Example: 37 minutes is 0.6167 hours. Rounded to 2 decimals, it becomes 0.62. Rounded to 1 decimal, 0.6. Across hundreds of entries, that difference can become large.

Frequent Mistakes to Avoid

  • Confusing 1.30 hours with 1 hour 30 minutes.
  • Mixing different rounding rules in one dataset.
  • Converting at entry level and final level using different precision.
  • Using 30-day month assumptions for annual legal reporting without disclosure.
  • Ignoring leap years for long-horizon annual minute totals.

Advanced Planning: Scaling One Time Block Across Periods

A powerful use of a minute calculator is forecasting. If one recurring process takes 18 minutes per day:

  • Per week: 18 × 7 = 126 minutes = 2.1 hours
  • Per 30-day month: 540 minutes = 9 hours
  • Per year (365 days): 6,570 minutes = 109.5 hours

This single view can justify automation, delegation, or process redesign. In operations, these “small” recurring blocks often consume major annual capacity when converted correctly.

Minute Calculator FAQ

How many minutes are in an hour?

Exactly 60 minutes.

How many minutes are in a standard day?

24 × 60 = 1,440 minutes.

How do I convert 75 minutes to hours?

75 ÷ 60 = 1.25 hours (or 1 hour 15 minutes).

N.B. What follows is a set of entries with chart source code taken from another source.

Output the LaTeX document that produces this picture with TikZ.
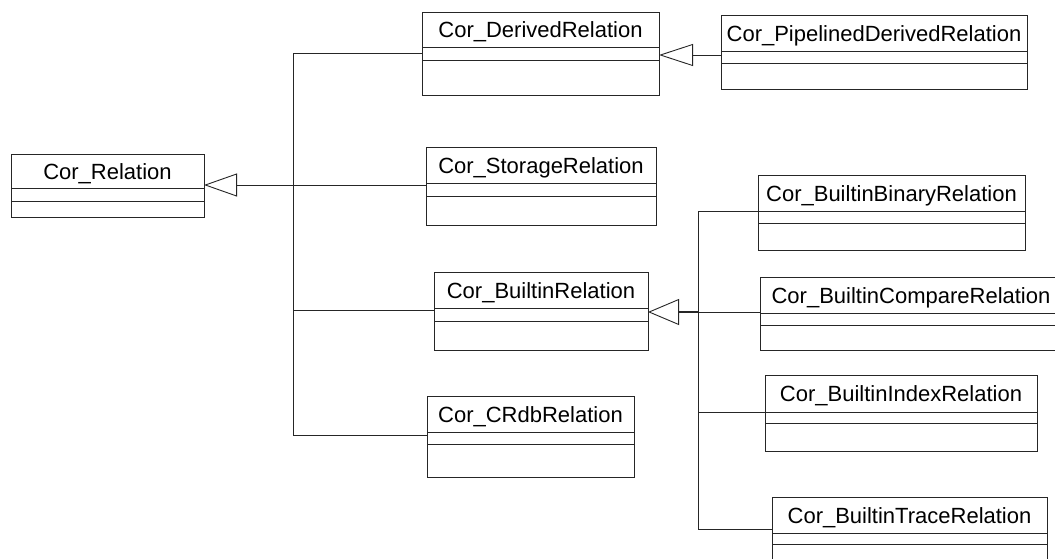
\documentclass[tikz,border=0pt]{standalone}
\usepackage{fontspec}
\setmainfont{Liberation Sans}
\usetikzlibrary{arrows.meta,fit}

\tikzset{
  umlline/.style={draw=black!85, line width=0.9pt},
  clsbox/.style={umlline, inner sep=0pt, outer sep=0pt},
  clslabel/.style={inner sep=0pt, font=\fontsize{22}{24}\selectfont},
  inh/.style={umlline, -{Triangle[open, length=33pt, width=23pt, line width=0.9pt]}},
  thickjoin/.style={draw=black!85, line width=2.6pt},
}

% \umlclass{id}{x1}{y1}{x2}{y2}{sep1}{sep2}{name}
\newcommand\umlclass[8]{%
  \node[clsbox, fit={(#2,#3) (#4,#5)}] (#1) {};
  \draw[umlline] (#2,#6) -- (#4,#6);
  \draw[umlline] (#2,#7) -- (#4,#7);
  \node[clslabel] (#1-name) at ({(#2+#4)/2},{(#3+#6)/2+2.5}) {#8};
}

\begin{document}
\begin{tikzpicture}[x=1pt,y=-1pt]
  \clip (0,0) rectangle (1055,558);
  \fill[white] (0,0) rectangle (1055,558);

  % classes
  \umlclass{rel}{11}{154}{204}{217}{188}{201}{Cor\_Relation}
  \umlclass{derived}{422}{12}{659}{95}{47}{60}{Cor\_DerivedRelation}
  \umlclass{pipe}{721}{15}{1027}{89}{51}{63}{Cor\_PipelinedDerivedRelation}
  \umlclass{storage}{426}{147}{656}{225}{183}{196}{Cor\_StorageRelation}
  \umlclass{builtin}{434}{272}{648}{350}{308}{321}{Cor\_BuiltinRelation}
  \umlclass{crdb}{427}{396}{634}{477}{432}{444}{Cor\_CRdbRelation}
  \umlclass{binary}{758}{175}{1025}{250}{211}{223}{Cor\_BuiltinBinaryRelation}
  \umlclass{compare}{760}{277}{1062}{350}{313}{325}{Cor\_BuiltinCompareRelation}
  \umlclass{index}{765}{375}{1037}{451}{412}{423}{Cor\_BuiltinIndexRelation}
  \umlclass{trace}{772}{497}{1047}{572}{533}{544}{Cor\_BuiltinTraceRelation}

  % junctions on the first trunk
  \coordinate (ta) at (293,53);
  \coordinate (tb) at (293,185);
  \coordinate (tc) at (293,310);
  \coordinate (td) at (293,435);
  % junctions on the second trunk
  \coordinate (ua) at (698,211);
  \coordinate (ub) at (698,312);
  \coordinate (uc) at (698,412);
  \coordinate (ud) at (698,529);

  % generalisation into Cor_Relation
  \draw[umlline] (ta) -- (td);
  \draw[umlline] (ta) -- (ta -| derived.west);
  \draw[umlline] (tb) -- (tb -| storage.west);
  \draw[umlline] (tc) -- (tc -| builtin.west);
  \draw[umlline] (td) -- (td -| crdb.west);
  \draw[inh] (tb) -- (tb -| rel.east);

  % generalisation into Cor_DerivedRelation
  \coordinate (pa) at (pipe.west |- 0,55);
  \draw[inh, -{Triangle[open, length=34pt, width=22pt, line width=0.9pt]}]
    (pa) -- (pa -| derived.east);

  % generalisation into Cor_BuiltinRelation
  \draw[umlline] (ua) -- (ud);
  \draw[umlline] (ua) -- (ua -| binary.west);
  \draw[umlline] (ub) -- (ub -| compare.west);
  \draw[umlline] (uc) -- (uc -| index.west);
  \draw[umlline] (ud) -- (ud -| trace.west);
  \coordinate (ubase) at (679,312);
  \draw[thickjoin] (ub) -- (ubase);
  \draw[inh, -{Triangle[open, length=31pt, width=26pt, line width=0.9pt]}]
    (ub) -- (ub -| builtin.east);
\end{tikzpicture}
\end{document}
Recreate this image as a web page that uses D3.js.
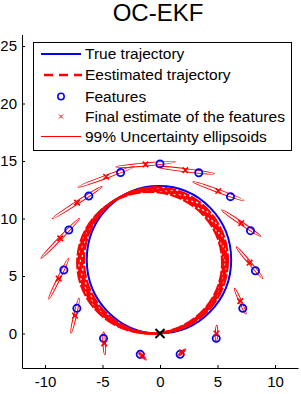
<!DOCTYPE html>
<html>
<meta charset="utf-8">
<style>
body { margin: 0; background: #fff; }
svg { display: block; font-family: 'Liberation Sans', Arial, sans-serif; }
.tick text { font-size: 15px; font-family: 'Liberation Sans', Arial, sans-serif; }
</style>
<body>
<svg width="301" height="394"></svg>
<script src="https://d3js.org/d3.v7.min.js"></script>
<script>

// true landmark positions (blue circles)
var featX = [1.75, 4.89, 7.2, 8.3, 7.87, 6.13, 3.37, 0, -3.43, -6.19, -7.93, -8.36, -7.23, -4.91, -1.72];
var featY = [-1.81, -0.42, 2.19, 5.46, 8.94, 11.9, 13.98, 14.75, 14.0, 11.96, 9.0, 5.52, 2.19, -0.42, -1.81];

// final estimates (red x) and their 99% ellipses
var estX = [1.9, 4.91, 6.98, 7.79, 7.06, 5.07, 2.2, -1.26, -4.68, -7.21, -8.68, -8.81, -7.39, -4.85, -1.56];
var estY = [-1.65, 0.0, 2.81, 6.16, 9.59, 12.39, 14.2, 14.7, 13.63, 11.38, 8.27, 4.77, 1.55, -0.85, -1.95];
var ellMajor = [0.45, 0.72, 1.23, 1.8, 2.05, 2.37, 2.56, 2.6, 2.6, 2.59, 2.41, 1.98, 1.56, 1.0, 0.5];
var ellMinor = [0.1, 0.1, 0.11, 0.12, 0.13, 0.13, 0.13, 0.13, 0.13, 0.13, 0.13, 0.12, 0.12, 0.11, 0.1];
var ellAngle = [42, 88, 114, 130, 146, 160, 173, 5, 20, 33, 46, 64, 77, 93, 135];

// trajectories: circle fits (cx, cy, rx, ry)
var trueTraj = {cx: -0.09, cy: 6.41, rx: 6.28, ry: 6.41};
var estLapCx = [-0.35, -0.5, -0.64, -0.78, -0.9];
var estLapCy = [6.36, 6.31, 6.26, 6.21, 6.16];
var estLapRx = [6.26, 6.27, 6.28, 6.29, 6.3];
var estLapRy = [6.36, 6.31, 6.26, 6.21, 6.16];

var xTicks = [-10, -5, 0, 5, 10];
var yTicks = [0, 5, 10, 15, 20, 25];

var legendLabels = ["True trajectory", "Eestimated trajectory", "Features",
    "Final estimate of the features", "99% Uncertainty ellipsoids"];

var svg = d3.select("svg"),
    margin = {top: 34.5, right: 3, bottom: 26, left: 22},
    width = +svg.attr("width") - margin.left - margin.right,
    height = +svg.attr("height") - margin.top - margin.bottom;

var x = d3.scaleLinear().domain([-12, 12]).range([margin.left, margin.left + width]),
    y = d3.scaleLinear().domain([-3, 26]).range([margin.top + height, margin.top]);

// title
svg.append("text")
    .attr("x", 158)
    .attr("y", 20.5)
    .attr("text-anchor", "middle")
    .style("font-size", "24px")
    .text("OC-EKF");

// axes (matlab style, ticks inside, no box)
svg.append("g")
    .attr("class", "axis axis--x")
    .attr("transform", "translate(0," + y(-3) + ")")
    .call(d3.axisBottom(x).tickValues(xTicks).tickSizeInner(-3).tickSizeOuter(0)
        .tickPadding(8.5).tickFormat(function(d) { return String(d); }));

svg.append("g")
    .attr("class", "axis axis--y")
    .attr("transform", "translate(" + x(-12) + ",0)")
    .call(d3.axisLeft(y).tickValues(yTicks).tickSizeInner(-3).tickSizeOuter(0)
        .tickPadding(5).tickFormat(function(d) { return String(d); }));

svg.selectAll(".axis text").attr("fill", "#000");
svg.selectAll(".axis path, .axis line").attr("stroke", "#000");

// true trajectory
svg.append("ellipse")
    .attr("cx", x(trueTraj.cx))
    .attr("cy", y(trueTraj.cy))
    .attr("rx", x(trueTraj.rx) - x(0))
    .attr("ry", y(0) - y(trueTraj.ry))
    .attr("fill", "none")
    .attr("stroke", "#0000ff")
    .attr("stroke-width", 2);

// estimated trajectory, several laps drifting
svg.selectAll(".lap")
    .data(estLapCx)
    .enter().append("ellipse")
    .attr("class", "lap")
    .attr("cx", function(d) { return x(d); })
    .attr("cy", function(d, i) { return y(estLapCy[i]); })
    .attr("rx", function(d, i) { return x(estLapRx[i]) - x(0); })
    .attr("ry", function(d, i) { return y(0) - y(estLapRy[i]); })
    .attr("fill", "none")
    .attr("stroke", "#ff0000")
    .attr("stroke-width", 2.2)
    .attr("stroke-dasharray", "12,2")
    .attr("stroke-dashoffset", function(d, i) { return i * 5; });

// uncertainty ellipses
svg.selectAll(".ell")
    .data(estX)
    .enter().append("ellipse")
    .attr("class", "ell")
    .attr("transform", function(d, i) {
        return "translate(" + x(d) + "," + y(estY[i]) + ") rotate(" + (-ellAngle[i]) + ")";
    })
    .attr("rx", function(d, i) { return x(ellMajor[i]) - x(0); })
    .attr("ry", function(d, i) { return x(ellMinor[i]) - x(0); })
    .attr("fill", "none")
    .attr("stroke", "#ff0000")
    .attr("stroke-width", 1);

// features
svg.selectAll(".feat")
    .data(featX)
    .enter().append("circle")
    .attr("class", "feat")
    .attr("cx", function(d) { return x(d); })
    .attr("cy", function(d, i) { return y(featY[i]); })
    .attr("r", 3.6)
    .attr("fill", "none")
    .attr("stroke", "#0000ff")
    .attr("stroke-width", 1.8);

// estimates
var cross = d3.symbol().type(d3.symbolX).size(22);
svg.selectAll(".est")
    .data(estX)
    .enter().append("path")
    .attr("class", "est")
    .attr("transform", function(d, i) { return "translate(" + x(d) + "," + y(estY[i]) + ")"; })
    .attr("d", cross)
    .attr("fill", "none")
    .attr("stroke", "#ff0000")
    .attr("stroke-width", 1.6);

// start position
svg.append("path")
    .attr("transform", "translate(" + x(0) + "," + y(0) + ")")
    .attr("d", d3.symbol().type(d3.symbolX).size(55))
    .attr("fill", "none")
    .attr("stroke", "#000")
    .attr("stroke-width", 2);

// legend
var legend = svg.append("g").attr("class", "legend");
legend.append("rect")
    .attr("x", 33.5).attr("y", 42.5)
    .attr("width", 258).attr("height", 108)
    .attr("fill", "#fff").attr("stroke", "#000").attr("stroke-width", 1);

var rowY = [54, 75, 96.5, 116.5, 136.5];
legend.selectAll(".ltext")
    .data(legendLabels)
    .enter().append("text")
    .attr("class", "ltext")
    .attr("x", 85)
    .attr("y", function(d, i) { return rowY[i]; })
    .attr("dy", "0.35em")
    .style("font-size", "15.5px")
    .text(function(d) { return d; });

legend.append("line").attr("x1", 41).attr("x2", 81).attr("y1", rowY[0]).attr("y2", rowY[0])
    .attr("stroke", "#0000ff").attr("stroke-width", 2);
legend.append("line").attr("x1", 44).attr("x2", 82).attr("y1", rowY[1]).attr("y2", rowY[1])
    .attr("stroke", "#ff0000").attr("stroke-width", 2.5).attr("stroke-dasharray", "9,6");
legend.append("circle").attr("cx", 61).attr("cy", rowY[2]).attr("r", 3.2)
    .attr("fill", "none").attr("stroke", "#0000ff").attr("stroke-width", 1.5);
legend.append("path").attr("transform", "translate(61," + rowY[3] + ")")
    .attr("d", d3.symbol().type(d3.symbolX).size(12))
    .attr("fill", "none").attr("stroke", "#ff0000").attr("stroke-width", 1);
legend.append("line").attr("x1", 41).attr("x2", 81).attr("y1", rowY[4]).attr("y2", rowY[4])
    .attr("stroke", "#ff0000").attr("stroke-width", 1);

</script>
</body>
</html>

How do I convert 2.5 hours to minutes?

2.5 × 60 = 150 minutes.

Can I use this for yearly planning?

Yes. Use period projection to scale daily or per-entry time across longer horizons.

Final Takeaway

A minute calculator for hours is a precision tool. It removes ambiguity between clock time and decimal time, helps standardize reporting, and improves decision quality in payroll, billing, scheduling, health planning, and productivity management. Use consistent rounding, verify unit expectations in your target system, and project recurring tasks across longer periods to uncover hidden time costs. With those habits, your conversions become accurate, auditable, and decision-ready.